Rules for Business Gift Deductions

The deduction for business gifts is subject to a restrictive limit: a taxpayer can only deduct up to $25 per recipient, per year. This $25 limitation applies regardless of the actual cost of the gift and covers cash, gift certificates, and tangible property given to clients or vendors.

The IRS distinguishes gifts from certain promotional items that are not subject to the $25 limit. An item is not considered a gift if it costs $4 or less, is imprinted with the taxpayer’s name, and is widely distributed, such as pens or calendars.

Incidental costs, such as packaging, insuring, or mailing the gift, are generally not included in the $25 limit if they do not add substantial value. For example, the shipping charge for a gift basket is likely deductible in full. Taxpayers must maintain detailed records of the cost, date, description, business purpose, and recipient relationship to claim the deduction.

Mandatory Recordkeeping and Substantiation Requirements

The IRS places a high burden of proof, known as substantiation, on taxpayers claiming deductions for travel, transportation, meals, and gifts. Adequate records or sufficient evidence are required to corroborate the expense.

Taxpayers must substantiate five elements for every expense: amount, time, place, business purpose, and business relationship of the person involved. The “time” element requires recording the date and duration of travel, while “place” identifies the location of the expense, such as a restaurant or hotel address. The “business purpose” must clearly explain the reason for the expense and the expected benefit to the business.

Documentary evidence, such as a receipt or paid bill, is mandated for any expense of $75 or more, except for certain transportation charges. Even for expenses under $75, the date, amount, and business purpose must be recorded in a log or diary. Lodging expenses always require a receipt regardless of the cost.
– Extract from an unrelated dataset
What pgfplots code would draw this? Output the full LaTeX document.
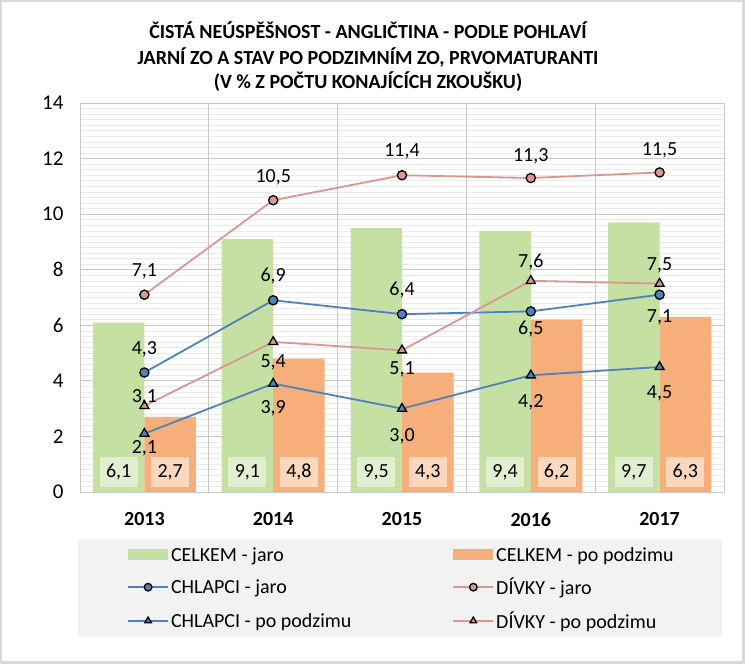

Records must be contemporaneous, meaning they are created at or near the time of the expense. A daily mileage log detailing the date, locations, and business purpose for every trip is required to substantiate vehicle deductions. Without this detailed log, the deduction is vulnerable to disallowance upon audit.

These records must be kept for at least three years from the date the tax return was filed. Taxpayers must link documentary evidence (receipts) with log entries that explain the business context. This dual requirement ensures the expenditure amount and the required business purpose are verifiable.

Reporting Expenses on Tax Forms

The process of reporting deductible expenses differs based on the taxpayer’s employment status. Self-employed individuals, including sole proprietors and partners, report their final figures directly on Schedule C, Profit or Loss From Business. Travel, meal, and car expenses are entered on specific lines of Schedule C after all calculations and limitations have been applied.

The final figure for car and truck expenses, whether calculated by the standard mileage rate or actual expense method, is reported on Schedule C. The deductible portion of business meal expenses, after the 50% limitation, is also reported here. The total cost of business gifts is reported, limited by the $25 per-recipient ceiling.

Under current federal tax law, the ability for most employees to deduct unreimbursed business expenses is severely restricted. The Tax Cuts and Jobs Act suspended the deduction for miscellaneous itemized deductions, meaning most employees cannot deduct these costs on their federal return.

Rules differ for employees receiving expense reimbursement. Under an “accountable plan,” the employee submits documentation, and the reimbursement is not included in taxable income on Form W-2. If the plan is “non-accountable,” the reimbursement is treated as taxable wages, and the employee cannot claim an offsetting deduction.

A limited number of employees, such as certain performing artists and qualified reservists, are still permitted to deduct unreimbursed expenses. These statutory employees must use Form 2106, Employee Business Expenses, to calculate their allowable deduction. The final figure from Form 2106 is then transferred to Schedule 1 and incorporated into Form 1040.